Today's world is much different from the world of 1918, and "past performance is no guarantee of future results."
But one comforting takeaway from 1918 influenza flu pandemic statistics is that U.S. life insurers and major U.S. stocks got through the pandemic period in pretty good shape.
The 1918 flu pandemic may have been comparable, in some ways, to the Covid-19 pneumonia that has devastated Wuhan, in China, and is now started showing up in the United States.
The 1918 flu pandemic probably infected at least 20 million of the people living in the United States in 1918 and killed about 500,000 of those people, including many people who worked in the life insurance industry. Newspapers at the time carried articles about full hospitals, efforts to set up emergency tent hospitals, people who felt fine in the morning and died in the evening, and difficulties with burying the dead.
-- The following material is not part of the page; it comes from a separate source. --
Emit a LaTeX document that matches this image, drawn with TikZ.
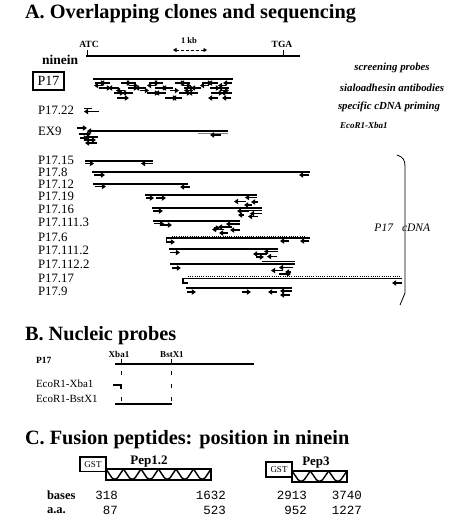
\documentclass[tikz,border=0pt]{standalone}
\usepackage{fontspec}
\setmainfont{Liberation Serif}
\newfontfamily\monof{Liberation Mono}
\usetikzlibrary{arrows.meta}
\newcommand\fs[1]{\fontsize{#1}{#1}\selectfont}
\begin{document}
\begin{tikzpicture}[x=1pt,y=-1pt,
  every node/.style={inner sep=0pt, outer sep=0pt},
  title/.style={anchor=base west, font=\fs{20.3}\bfseries},
  clab/.style={anchor=west, font=\fs{12.8}},
  rlab/.style={font=\fs{10.8}\bfseries\itshape},
  blab/.style={anchor=west, font=\fs{11}},
  tlab/.style={font=\fs{9.5}\bfseries},
  num/.style={anchor=east, font=\fs{12.5}\monof},
  rowlab/.style={anchor=west, font=\fs{12.5}\bfseries},
  clone/.style={line width=1.3pt},
  thickclone/.style={line width=1.7pt},
  sarr/.style={line width=1.5pt, -{Triangle[length=4.2pt,width=5.4pt]}},
  box/.style={draw, line width=1.4pt},
  zz/.style={line width=1.4pt, rounded corners=2pt}
]
\useasboundingbox (0,0) rectangle (474,528);

% ---------- A ----------
\node[title] (tA) at (25,18) {A. Overlapping clones and sequencing};
\node[anchor=west, font=\fs{13.5}\bfseries] (nin) at (42,59.5) {ninein};
\draw[line width=1.8pt] (86,56) -- (300,56);
\draw[line width=1pt] (87,50) -- (87,56);
\draw[line width=1pt] (283,50) -- (283,56);
\node[tlab] (atc) at (89,44) {ATC};
\node[tlab] (tga) at (282,44) {TGA};
\node[font=\fs{8.5}\bfseries] (kb) at (189,40.5) {1 kb};
\draw[line width=1pt, densely dashed, {Triangle[length=3.5pt,width=4pt]}-{Triangle[length=3.5pt,width=4pt]}] (173,50) -- (207,50);

% P17 box
\node[draw, line width=1.3pt, minimum width=31pt, minimum height=18pt, font=\fs{14}] (p17) at (48.5,81) {P17};
\draw[clone, line width=1.6pt] (93,79) -- (233,79);
\foreach \x/\l in {95/10,110/-10,121/10,136/-11,149/10,163/-10,175/10,190/-10,202/10,218/-10,232/-9}
  \draw[sarr] (\x,83) -- ++(\l,0);
\foreach \x/\l in {103/-9,129/9,156/-9,182/9,209/-9,226/-8}
  \draw[sarr] (\x,85.5) -- ++(\l,0);
\foreach \x/\l in {99/12,119/-11,128/10,146/-11,155/12,173/-11,184/10,201/-10,210/10,229/-11}
  \draw[sarr] (\x,88) -- ++(\l,0);
\foreach \x/\l in {125/-9,140/9,170/9,193/-9,220/9}
  \draw[sarr] (\x,90.5) -- ++(\l,0);
\foreach \x/\l in {114/10,133/-11,147/12,166/-11,179/12,198/-10,211/12,232/-11}
  \draw[sarr] (\x,93) -- ++(\l,0);
\foreach \x/\l in {117/12,165/12,182/-10,218/-10,231/-9}
  \draw[sarr] (\x,98) -- ++(\l,0);

% P17.22
\node[clab] (l22) at (38,110) {P17.22};
\draw[line width=1.4pt] (84,108.5) -- (92,108.5);
\draw[sarr] (99,111.5) -- (84,111.5);

% EX9
\node[clab] (lex9) at (38,131) {EX9};
\draw[clone] (88,131) -- (228,131);
\draw[line width=0.8pt, gray] (198,133.5) -- (228,133.5);
\draw[sarr] (221,135) -- ++(-11,0);
\foreach \x/\y/\l in {77/128/10,97/131/-10,79/134/12,98/137/-13,84/140/12,97/143/-12,80/138/8}
  \draw[sarr] (\x,\y) -- ++(\l,0);

% right-hand labels
\node[rlab] (r1) at (392,68) {screening probes};
\node[rlab] (r2) at (392,88) {sialoadhesin antibodies};
\node[rlab] (r3) at (389,107) {specific cDNA priming};
\node[rlab, anchor=west, font=\fs{9}\bfseries\itshape] (r4) at (340,125) {EcoR1-Xba1};

% cDNA clones
\node[clab] (l15) at (38,160) {P17.15};
\draw[clone] (85,161) -- (153,161);
\draw[sarr] (85,163.5) -- ++(9,0);
\draw[sarr] (153,163.5) -- ++(-12,0);

\node[clab] (l8) at (38,172.2) {P17.8};
\draw[clone] (92,172) -- (310,172);
\draw[sarr] (94,175) -- ++(11,0);
\draw[sarr] (309,175) -- ++(-10,0);

\node[clab] (l12) at (38,184.3) {P17.12};
\draw[clone] (93,184) -- (188,184);
\draw[sarr] (95,186.5) -- ++(11,0);
\draw[sarr] (190,187) -- ++(-10,0);

\node[clab] (l19) at (38,196.6) {P17.19};
\draw[clone] (145,195) -- (257,195);
\draw[sarr] (146,198) -- ++(8,0);
\draw[sarr] (156,198) -- ++(10,0);
\foreach \x/\y/\l in {257/197.5/-12,246/201.5/-12,258/202/-7,252/205/-8}
  \draw[sarr] (\x,\y) -- ++(\l,0);

\node[clab] (l16) at (38,209) {P17.16};
\draw[clone] (152,208) -- (262,208);
\draw[line width=0.9pt] (242,210.5) -- (262,210.5);
\draw[sarr] (153,211) -- ++(10,0);
\foreach \x/\y/\l in {249/211/-12,262/213.5/-12,258/216.5/-10,244/215/-6}
  \draw[sarr] (\x,\y) -- ++(\l,0);

\node[clab] (l1113) at (38,222.3) {P17.111.3};
\draw[clone] (153,221) -- (240,221);
\draw[sarr] (154,223.5) -- ++(10,0);
\draw[sarr] (160,225) -- ++(12,0);
\foreach \x/\y/\l in {240/224/-14,232/227/-14,224/229.5/-12,240/230/-10,228/233/-9,214/228/6}
  \draw[sarr] (\x,\y) -- ++(\l,0);

\node[clab] (l6) at (38,237.5) {P17.6};
\draw[thickclone] (166,238) -- (310,238);
\draw[line width=0.8pt, dash pattern=on 1pt off 1.2pt] (172,236.3) -- (305,236.3);
\draw[line width=1.3pt] (166.5,238) -- (166.5,243);
\draw[sarr] (167,242) -- ++(8,0);
\draw[sarr] (289,241) -- ++(-9,0);
\draw[sarr] (309,241) -- ++(-9,0);

\node[clab] (l1112) at (38,250.5) {P17.111.2};
\draw[clone] (169,249) -- (278,249);
\draw[sarr] (170,252.5) -- ++(10,0);
\foreach \x/\y/\l in {278/251.5/-14,267/254/-14,277/256.5/-10,256/257/8}
  \draw[sarr] (\x,\y) -- ++(\l,0);

\node[clab] (l1122) at (38,264.5) {P17.112.2};
\draw[clone] (170,264) -- (295,264);
\draw[line width=0.9pt] (262,261.8) -- (295,261.8);
\draw[sarr] (172,268) -- ++(9,0);
\foreach \x/\y/\l in {293/267.5/-14,283/270.5/-12,279/274/12,291/272/-6}
  \draw[sarr] (\x,\y) -- ++(\l,0);

\node[clab] (l17) at (38,278.5) {P17.17};
\draw[thickclone] (182,278.5) -- (402,278.5);
\draw[line width=0.8pt, dash pattern=on 1pt off 1.2pt] (188,276.8) -- (400,276.8);
\draw[line width=1.3pt] (183,278.5) -- (183,284);
\draw[line width=1.2pt] (183,283) -- (188,283);
\draw[sarr] (402,283) -- ++(-10,0);

\node[clab] (l9) at (38,291.5) {P17.9};
\draw[clone] (186,288) -- (292,288);
\foreach \x/\y/\l in {187/292/9,242/292/9,277/292/-9,292/291/-12,290/295/-10}
  \draw[sarr] (\x,\y) -- ++(\l,0);

% brace
\draw[line width=0.8pt] (397,155) .. controls (403,157) and (405,160) .. (405,166) -- (405,293) -- (400,305);
\node[anchor=east, font=\fs{11.5}\itshape] (cdnaA) at (393,228) {P17};
\node[anchor=west, font=\fs{11.5}\itshape] (cdnaB) at (402,228) {cDNA};

% ---------- B ----------
\node[title] (tB) at (25,340) {B. Nucleic probes};
\node[anchor=west, font=\fs{9.5}\bfseries] (bp17) at (36,360.5) {P17};
\node[blab] (bxb) at (36,384) {EcoR1-Xba1};
\node[blab] (bbs) at (36,399) {EcoR1-BstX1};
\draw[line width=1.3pt] (115,364) -- (254,364);
\draw[line width=1pt] (121,358.5) -- (121,364);
\draw[line width=1pt] (171,358.5) -- (171,364);
\node[font=\fs{9}\bfseries] (xba) at (119,354.5) {Xba1};
\node[font=\fs{9}\bfseries] (bst) at (172,354.5) {BstX1};
\draw[line width=1pt, dash pattern=on 4pt off 9pt] (121,371) -- (121,404);
\draw[line width=1pt, dash pattern=on 4pt off 9pt] (171,371) -- (171,404);
\draw[line width=1.1pt] (113,385) -- (121,385) -- (121,389);
\draw[line width=1.3pt] (115,404) -- (172,404);

% ---------- C ----------
\node[title] (tC) at (25,444) {C. Fusion peptides: position in ninein};
\draw[box] (80,457) rectangle (106,471.5);
\node[font=\fs{9}] (gst1) at (93,464.5) {GST};
\draw[box, line width=1.8pt] (106,469) rectangle (211,480);
\foreach \i in {0,...,5}
  \draw[zz] ({106+\i*17.5},469) -- ({106+\i*17.5+7},479.5) -- ({106+\i*17.5+10.5},479.5) -- ({106+(\i+1)*17.5},469);
\node[font=\fs{13}\bfseries] (pep12) at (149,462) {Pep1.2};

\draw[box] (266,462) rectangle (292,477);
\node[font=\fs{9}] (gst2) at (279,469.5) {GST};
\draw[box, line width=1.8pt] (292,471) rectangle (347,482);
\foreach \i in {0,1,2}
  \draw[zz] ({292+\i*18.33},471) -- ({292+\i*18.33+7.3},481.5) -- ({292+\i*18.33+11},481.5) -- ({292+(\i+1)*18.33},471);
\node[font=\fs{13}\bfseries] (pep3) at (316,463) {Pep3};

\node[rowlab] (bases) at (47,495) {bases};
\node[rowlab] (aa) at (47,510.5) {a.a.};
\node[num] (n1) at (118,495) {318};
\node[num] (n2) at (226,495) {1632};
\node[num] (n3) at (307,495) {2913};
\node[num] (n4) at (362,495) {3740};
\node[num] (m1) at (118,510.5) {87};
\node[num] (m2) at (226,510.5) {523};
\node[num] (m3) at (307,510.5) {952};
\node[num] (m4) at (362,510.5) {1227};
\end{tikzpicture}
\end{document}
But a look at the Dow Jones Industrial Average stock index for the period from 1917 through 1920 shows that top companies' stock prices were relatively stable from November 1918 through early 1919, when the effects of the pandemic were most severe.
A review of coverage in industry trade publications shows that all major life insurers were able to pay the flu-related claims, and that many of the policyholder-owned mutual insurers paid participating policyholders at least some dividends in 1919.
The publications are available as searchable "free books" in the Google Books archive.
Thomas Tarbell, an actuary with the Connecticut Insurance Department, was able to get death claims data from 31 insurers, according to an article that appeared in the Sept. 12, 1919, issue of the Eastern Underwriter.